A Marinha informou que vai ouvir os sobreviventes durante as investigações para apurar se isso provocou o acidente. De acordo com a Capitania dos Portos, as causas, circunstâncias e responsabilidades do acidente já começaram a ser apuradas. O inquérito deve ser concluído em 90 dias.

"Informação do que efetivamente ocorreu nós só teremos ao final do inquérito que está sendo instaurado pela Marinha para apurar o acidente. Nós ouviremos testemunhas, a embarcação vai passar por uma perícia e, ao final do inquérito, que tem prazo de conclusão de 90 dias, é que nós teremos um quadro efetivo”, afirmou o comandante Flávio Almeida, assessor de relações institucionais da Marinha na Bahia.

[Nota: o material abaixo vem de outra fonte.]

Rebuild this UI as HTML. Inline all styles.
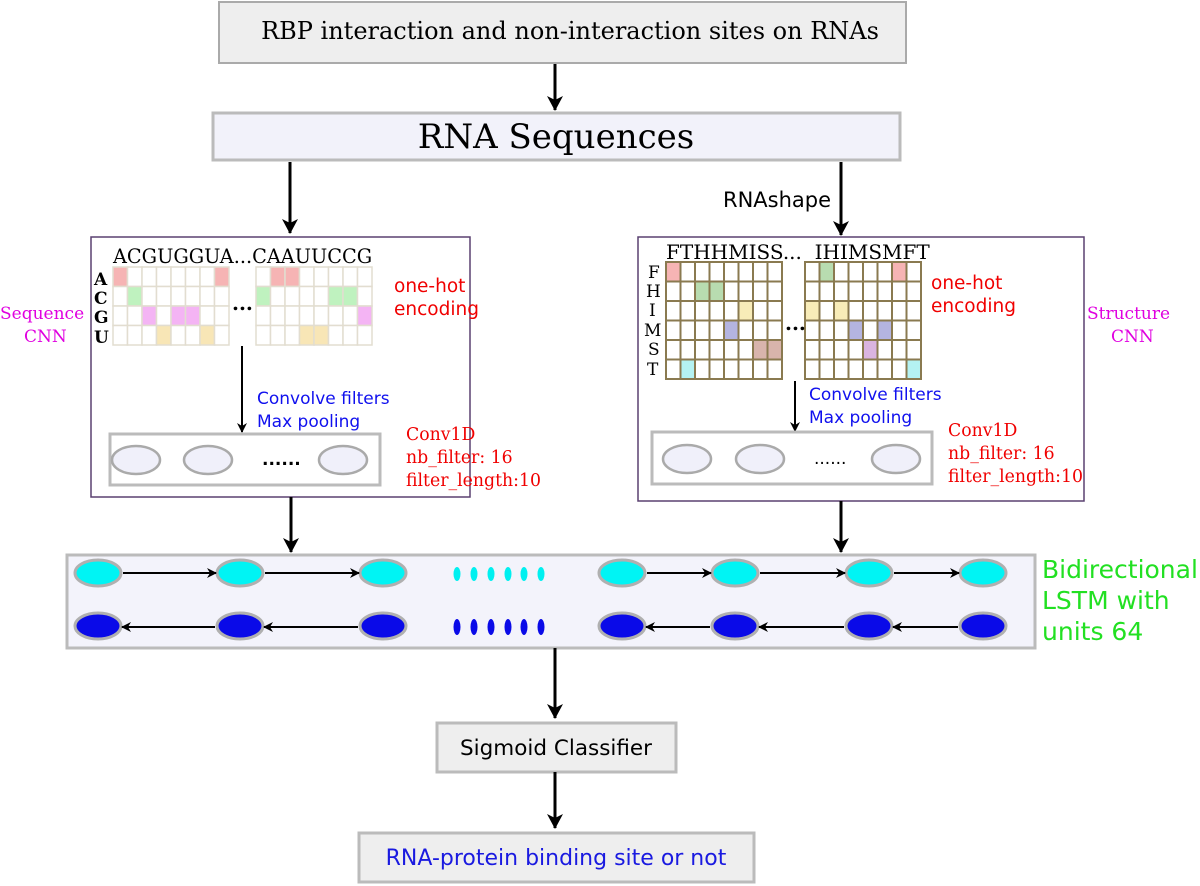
<!DOCTYPE html>
<html><head><meta charset="utf-8"><style>
html,body{margin:0;padding:0;background:#fff;}
svg{display:block;}
.serif{font-family:"DejaVu Serif","Liberation Serif",serif;}
.sans{font-family:"DejaVu Sans","Liberation Sans",sans-serif;}
</style></head><body>
<svg id="s" width="1200" height="886" viewBox="0 0 1200 886" xmlns="http://www.w3.org/2000/svg">
<defs>
<marker id="ah" markerWidth="10" markerHeight="10" refX="9" refY="5" orient="auto" markerUnits="userSpaceOnUse"><path d="M0,0 L10,5 L0,10 L3,5 z" fill="#000"/></marker>
<marker id="ab" markerWidth="16" markerHeight="16" refX="14" refY="8" orient="auto" markerUnits="userSpaceOnUse"><path d="M0,0 L15,8 L0,16 L4,8 z" fill="#000"/></marker>
</defs>
<rect x="219" y="2" width="687" height="61" fill="#eeeeee" stroke="#aaa" stroke-width="2"/>
<text x="570" y="39" class="serif" font-size="24" text-anchor="middle">RBP interaction and non-interaction sites on RNAs</text>
<line x1="555" y1="64" x2="555" y2="110" stroke="#000" stroke-width="3" marker-end="url(#ab)"/>
<rect x="213" y="113" width="687" height="47" fill="#f2f2fa" stroke="#bbb" stroke-width="3"/>
<text x="556" y="148" class="serif" font-size="34" text-anchor="middle">RNA Sequences</text>
<line x1="290" y1="162" x2="290" y2="233" stroke="#000" stroke-width="3" marker-end="url(#ab)"/>
<line x1="841" y1="162" x2="841" y2="235" stroke="#000" stroke-width="3" marker-end="url(#ab)"/>
<text x="723" y="207" class="sans" font-size="21">RNAshape</text>
<rect x="91" y="237" width="379" height="260" fill="#fff" stroke="#5a4070" stroke-width="1.5"/>
<rect x="638" y="237" width="446" height="264" fill="#fff" stroke="#5a4070" stroke-width="1.5"/>
<g id="grids"></g>
<text x="113" y="263" class="serif" font-size="19.3">ACGUGGUA...CAAUUCCG</text>
<g class="serif" font-size="17" font-weight="bold">
<text x="94" y="285">A</text><text x="94" y="304">C</text><text x="94" y="323">G</text><text x="94" y="343">U</text>
</g>
<text x="232" y="310" class="serif" font-size="20" font-weight="bold">...</text>
<text x="666" y="259" class="serif" font-size="20" xml:space="preserve">FTHHMISS...  IHIMSMFT</text>
<g class="serif" font-size="17">
<text x="648" y="278">F</text><text x="646" y="297">H</text><text x="649" y="316">I</text><text x="644" y="336">M</text><text x="648" y="355">S</text><text x="647" y="375">T</text>
</g>
<text x="785" y="330" class="serif" font-size="20" font-weight="bold">...</text>
<g class="serif" font-size="17" fill="#e000e0">
<text x="0" y="319">Sequence</text><text x="24" y="342">CNN</text>
<text x="1087" y="319">Structure</text><text x="1111" y="342">CNN</text>
</g>
<g class="sans" font-size="18.5" fill="#f00000">
<text x="394" y="292">one-hot</text><text x="394" y="315">encoding</text>
<text x="931" y="289">one-hot</text><text x="931" y="312">encoding</text>
</g>
<g class="sans" font-size="17" fill="#1010ee">
<text x="257" y="404">Convolve filters</text><text x="257" y="427">Max pooling</text>
<text x="809" y="400">Convolve filters</text><text x="809" y="423">Max pooling</text>
</g>
<g class="serif" font-size="17.3" fill="#f00000">
<text x="406" y="440">Conv1D</text><text x="406" y="463">nb_filter: 16</text><text x="406" y="486">filter_length:10</text>
<text x="948" y="436">Conv1D</text><text x="948" y="459">nb_filter: 16</text><text x="948" y="482">filter_length:10</text>
</g>
<line x1="242" y1="346" x2="242" y2="432" stroke="#000" stroke-width="2" marker-end="url(#ah)"/>
<line x1="795" y1="381" x2="795" y2="431" stroke="#000" stroke-width="2" marker-end="url(#ah)"/>
<rect x="110" y="434" width="270" height="51" fill="#fff" stroke="#bbb" stroke-width="3"/>
<rect x="652" y="432" width="280" height="52" fill="#fff" stroke="#bbb" stroke-width="3"/>
<g fill="#f0f0fa" stroke="#aaa" stroke-width="2.5">
<ellipse cx="136" cy="460" rx="24" ry="14"/><ellipse cx="208" cy="460" rx="24" ry="14"/><ellipse cx="343" cy="460" rx="24" ry="14"/>
<ellipse cx="687" cy="459" rx="24" ry="14"/><ellipse cx="760" cy="459" rx="24" ry="14"/><ellipse cx="896" cy="459" rx="24" ry="14"/>
</g>
<text x="262" y="465" class="sans" font-size="17" font-weight="bold">......</text>
<text x="814" y="464" class="sans" font-size="17">......</text>
<line x1="291" y1="497" x2="291" y2="552" stroke="#000" stroke-width="3" marker-end="url(#ab)"/>
<line x1="841" y1="501" x2="841" y2="552" stroke="#000" stroke-width="3" marker-end="url(#ab)"/>
<rect x="67" y="555" width="968" height="93" fill="#f3f3fb" stroke="#bbb" stroke-width="3"/>
<g id="lstm"></g>
<g class="sans" font-size="25" fill="#22e022">
<text x="1042" y="578">Bidirectional</text><text x="1042" y="609">LSTM with</text><text x="1042" y="640">units 64</text>
</g>
<line x1="555" y1="648" x2="555" y2="718" stroke="#000" stroke-width="3" marker-end="url(#ab)"/>
<rect x="437" y="723" width="239" height="49" fill="#eee" stroke="#bbb" stroke-width="3"/>
<text x="556" y="755" class="sans" font-size="21.5" text-anchor="middle">Sigmoid Classifier</text>
<line x1="555" y1="772" x2="555" y2="828" stroke="#000" stroke-width="3" marker-end="url(#ab)"/>
<rect x="359" y="833" width="395" height="49" fill="#eee" stroke="#bbb" stroke-width="3"/>
<text x="556" y="865" class="sans" font-size="22" fill="#1a1ae0" text-anchor="middle">RNA-protein binding site or not</text>
</svg>
<script>
var NS="http://www.w3.org/2000/svg";
function el(p,t,a){var e=document.createElementNS(NS,t);for(var k in a)e.setAttribute(k,a[k]);p.appendChild(e);return e;}
var g=document.getElementById('grids');
function grid(x0,y0,rows,cw,rh,line,lw,cells){
 for(var r=0;r<rows;r++)for(var c=0;c<8;c++){
  var f=cells[r+','+c]||'#fff';
  el(g,'rect',{x:x0+c*cw,y:y0+r*rh,width:cw,height:rh,fill:f,stroke:line,'stroke-width':lw});
 }
}
var P='#f6b4b4',G='#bff2bf',M='#f4b4f4',Y='#f8e6b6';
grid(113,267,4,14.5,19.5,'#e2ddd0',1.5,{'0,0':P,'0,7':P,'1,1':G,'2,2':M,'2,4':M,'2,5':M,'3,3':Y,'3,6':Y});
grid(256,267,4,14.5,19.5,'#e2ddd0',1.5,{'0,1':P,'0,2':P,'1,0':G,'1,5':G,'1,6':G,'2,7':M,'3,3':Y,'3,4':Y});
var GG='#b8dcb0',BL='#b4b4e0',BR='#d8b4ac',PU='#dab4e0',C='#b4f2f2',YY='#f8ecb8';
grid(666,262,6,14.5,19.5,'#8a7a50',2,{'0,0':P,'1,2':GG,'1,3':GG,'2,5':YY,'3,4':BL,'4,6':BR,'4,7':BR,'5,1':C});
grid(805,262,6,14.5,19.5,'#8a7a50',2,{'0,1':GG,'0,6':P,'2,0':YY,'2,2':YY,'3,3':BL,'3,5':BL,'4,4':PU,'5,7':C});
var L=document.getElementById('lstm');
var xs=[98,240,383,622,735,869,983];
xs.forEach(function(x){
 el(L,'ellipse',{cx:x,cy:573,rx:23,ry:13,fill:'#00f4f4',stroke:'#b0b0b0','stroke-width':3});
 el(L,'ellipse',{cx:x,cy:626,rx:23,ry:13,fill:'#0a0ae8',stroke:'#b0b0b0','stroke-width':3});
});
[[0,1],[1,2],[3,4],[4,5],[5,6]].forEach(function(p){
 el(L,'line',{x1:xs[p[0]]+25,y1:573,x2:xs[p[1]]-24,y2:573,stroke:'#000','stroke-width':2,'marker-end':'url(#ah)'});
 el(L,'line',{x1:xs[p[1]]-25,y1:627,x2:xs[p[0]]+24,y2:627,stroke:'#000','stroke-width':2,'marker-end':'url(#ah)'});
});
[457,474,491,508,524,541].forEach(function(x){
 el(L,'ellipse',{cx:x,cy:574,rx:3.5,ry:7,fill:'#00f0f0'});
 el(L,'ellipse',{cx:x,cy:627,rx:3.5,ry:8,fill:'#0a0ae8'});
});
</script>
</body></html>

Ainda segundo o comandante Flávio, o Centro de Hidrografia da Marinha emite boletins meteorológicos duas vezes por dia, sobre as condições do mar, altura das ondas, velocidade dos ventos. O informativo é enviado para a imprensa, marinas e colônias de pescadores. Mas, conforme a Capitania dos Portos, a orientação é que os navegantes consultem as condições do mar antes de sair.

Quando há aviso de mau tempo, esclarece a Marinha, o responsável pela embarcação é quem decide se tem condições ou não de navegar. Na quinta-feira, quando ocorreu o acidente com a lancha, não havia alerta de mau tempo na área de todo litoral baiano, informou o comandante Flávio Almeida.

Em nota, o Ministério Público do Estado da Bahia informou que um promotor de Justiça será designado para acompanhar de perto a apuração dos fatos que motivaram o acidente. O MP-BA disse ainda que a condição de "precariedade" do serviço de transporte realizado pelas embarcações foi alertada há mais de dez anos pela promotoria, que propôs ações civis públicas nos anos de 2007 e 2014 sobre o caso.

Na primeira ação, o Ministério Público alertou sobre inúmeras irregularidades no transporte de passageiros pelas embarcações, que colocariam em risco, diariamente, a segurança de centenas de pessoas. Em 2014, em uma nova ação civil pública, o MP-BA solicitou a reforma dos terminais e das embarcações, a renovação dos coletes salva-vidas e outras medidas que assegurassem a saúde e segurança dos usuários. As ações propostas pelo Ministério Público ainda aguardam decisão judicial.